Like all local authorities, City Hall is having to be careful about the information it puts out during the General Election period to avoid accidentally influencing anyone’s votes.
But the way the rules are being enforced has drawn ire from some London Assembly members who complain that their work in holding the Mayor to account is now being hidden.
Last week (March 25th) was Mayor’s Question Time. As always questions to the Mayor were split into three groups – oral questions on his report to the Assembly, AMs’ tabled oral questions for answering during the meeting, and finally written questions tabled for later response.
A webcast of the meeting – including the answers to the first two sets – remains available on the City Hall website despite it being littered with the usual political knockabout.
But publication of the written answers – which are usually shorn of any point-scoring and tend to be wholly factual – has been blocked by Greater London Authority civil servants until after the General Election even though many of the answers were prepared last week.
This means Londoners can’t see the answers to the questions for another six weeks – by which time many will be out of date or no longer of relevance.
And it makes it harder for AMs to pass back answers to constituents who they asked questions on behalf of.
(If you’d like your AM to ask a question, you can submit it here)

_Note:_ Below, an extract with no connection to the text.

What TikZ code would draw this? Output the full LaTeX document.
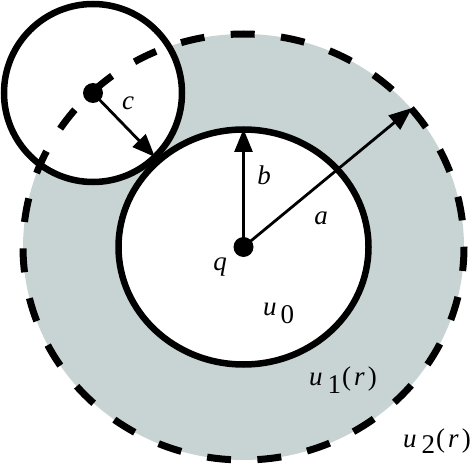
\documentclass[tikz,border=0pt]{standalone}
\usepackage{fontspec}
\setmainfont{Liberation Serif}
\usetikzlibrary{arrows.meta}
\definecolor{ringfill}{RGB}{200,212,212}
\begin{document}
\begin{tikzpicture}[x=1pt,y=-1pt,
  solidring/.style={line width=6.5pt},
  dashring/.style={line width=7pt, dash pattern=on 24pt off 26.44pt},
  radiusarrow/.style={line width=2.8pt, -{Triangle[length=23pt,width=18pt]}},
  dotmark/.style={fill=black},
  lbl/.style={font=\fontsize{27pt}{29pt}\selectfont\itshape, inner sep=0pt, anchor=base},
  ulbl/.style={font=\fontsize{27pt}{29pt}\selectfont, inner sep=0pt, anchor=base west}]
\useasboundingbox (0,0) rectangle (474,465);
\coordinate (q) at (243.5,247);
\coordinate (p) at (93,93);
\coordinate (atip) at (412,108);
\coordinate (btip) at (243.5,129);
\coordinate (ctip) at (155,157);
% regions
\fill[ringfill] (q) ellipse [x radius=220.5, y radius=213];
\fill[white] (p) circle [radius=89];
\fill[white] (q) ellipse [x radius=125, y radius=117.5];
% outlines
\draw[dashring] (q) ellipse [x radius=220.5, y radius=213];
\draw[solidring] (p) circle [radius=89];
\draw[solidring] (q) ellipse [x radius=125, y radius=117.5];
% radii
\draw[radiusarrow] (q) -- (atip);
\draw[radiusarrow] (q) -- (btip);
\draw[radiusarrow] (p) -- (ctip);
% dots
\fill[dotmark] (q) circle [radius=10];
\fill[dotmark] (p) circle [radius=10];
% labels
\node[lbl] (lc) at (128,110) {c};
\node[lbl] (lb) at (264,185) {b};
\node[lbl] (la) at (321,225) {a};
\node[lbl] (lq) at (220,271) {q};
\node[ulbl] (u0) at (263,315) {\textit{u}\hspace{4pt}\raisebox{-9pt}{0}};
\node[ulbl] (u1) at (309,385) {\textit{u}\hspace{5pt}\raisebox{-8pt}{1}\hspace{1pt}(\hspace{3pt}\textit{r}\hspace{3pt})};
\node[ulbl] (u2) at (403,447) {\textit{u}\hspace{5pt}\raisebox{-6pt}{2}\hspace{1pt}(\hspace{3pt}\textit{r}\hspace{3pt})};
\end{tikzpicture}
\end{document}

A GLA spokesperson has defended the decision, claiming that the delay is essential to abide by election publicity rules.
Yet on the same day AMs were told the answers to their questions were to be withheld, the Office for National Statistics published good news about the UK’s economy – something far more likely to have relevance in a General Election than Boris’s answer setting out the Met’s cost-benefit analysis of policing Parliament Square or explaining how Tufnell Park Tube users will be compensated during its closure.
Meanwhile Boris is still (rightly) publishing details of the decisions he’s taken and his office is issuing press releases, including one today which highlights his Old Oak and Park Royal Development Corporation’s role in delivering “up to 24,000 homes and more than 55,000 jobs.”
There has to be something wrong with a set of rules which allow a Government to benefit from a positive official analysis of their economic policies and a Mayor to talk about the homes he’s creating but stops Londoners reading how their public services are being held to account?